The property industry's response to change in the digital age should be an online business model which focused on branding, content, alliances and fulfilment systems, Mr Verwer said.
Additional non-rental income streams through the provision of business services to tenants was one example of how the web could enhance the property business.
The best way to achieve this, according to Mr Verwer, was through portal sites based on a building intranet. Portal sites are gateways to the internet and intranets are internal internet sites.
These intranets could be used to market products and services such as telecommunication services, business supplies, travel, insurance, mortgages and online shopping.
The key to portal power was partnerships. There was little point in creating a portal unless it provided a gateway to something of tangible value, Mr Verwer said.

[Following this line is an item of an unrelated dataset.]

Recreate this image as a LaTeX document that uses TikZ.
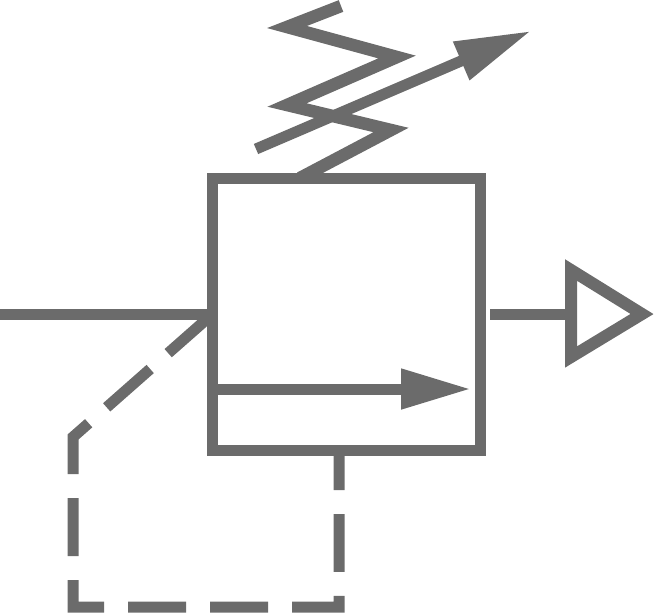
\documentclass[tikz,border=0pt]{standalone}
\usetikzlibrary{positioning,arrows.meta}
\definecolor{symbolgray}{HTML}{6B6B6B}
\tikzset{
  pipe/.style={draw=symbolgray,line width=.22cm},
  pilot/.style={pipe,dash pattern=on 1.16cm off .48cm,dash phase=.40cm},
  spring/.style={pipe,line width=.25cm},
  valvebox/.style={pipe,minimum width=5.38cm,minimum height=5.46cm,outer sep=0pt}
}
\begin{document}
\begin{tikzpicture}[x=.02cm,y=-.02cm,line join=miter]
\useasboundingbox (0,0) rectangle (655,613);
\node at(346.5,314.5)[valvebox](valve){};
\coordinate (inlet) at (0,314.5);
\coordinate (outlet) at (490,314);
\coordinate (portback) at (571,314);
\coordinate (porttop) at (571,270);
\coordinate (porttip) at (642,314);
\coordinate (portbottom) at (571,357);
\coordinate (bartip) at (471,389);
\coordinate (tap) at (339,452);
\coordinate (knee) at (73,607);
\coordinate (kneeright) at (339,607);
\coordinate (elbow) at (73,437);
\coordinate (adjstart) at (256,149);
\coordinate (adjtip) at (531,31);
\draw[pipe] (inlet) -- (valve.west);
\draw[pipe] (outlet) -- (portback);
\draw[pipe,line width=.24cm] (porttop) -- (porttip) -- (portbottom) -- cycle;
\draw[pipe,-{Triangle[length=1.40cm,width=.76cm]}] (valve.west |- bartip) -- (bartip);
\draw[pilot] (tap) -- (kneeright) -- (knee) -- (elbow) -- (valve.west);
\draw[spring] (341,6) -- (287,27) -- (397,57) -- (287,105) -- (391,130) -- (300,178);
\draw[pipe,-{Triangle[length=1.52cm,width=.78cm]}] (adjstart) -- (adjtip);
\end{tikzpicture}
\end{document}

"The formula is simple: deliver more value, create more satisfaction and loyalty, and so enjoy higher returns."
There was one overriding component to this formula that should not be underestimated - the power of branding.
Consumers, whether business or individuals, would look for those who could guide them through an increasingly complex marketplace. Brand names became more important in a world where consumers couldn't touch or experience a product before it reaches them.
Distribution networks were also crucial to customer satisfaction as it was the last kilometre to the customer's home or business where a stumble could be fatal, Mr Verwer said.
This was another example of how the web had offered more opportunities to the property industry, this time by way of more demand for space, not less.
Last year Amazon.com announced a $US300 million real estate acquisition strategy; Webvan, a grocery site, had recently done a $US1.2 billion property deal with an engineering company to build 26 distribution centres across the US; closer to home internet giant Cisco Systems had leased nearly 24,000sq m on Sydney's North Shore.
This was all happening when the growth of e-commerce was still in its infancy.
American research house Forrester had just issued a report predicting Europe and Asia-Pacific would each see revenue from e-commerce top $US1.5 trillion by the middle of the decade and it calculated a total of $US6.9 trillion for global e-commerce by the end of 2004.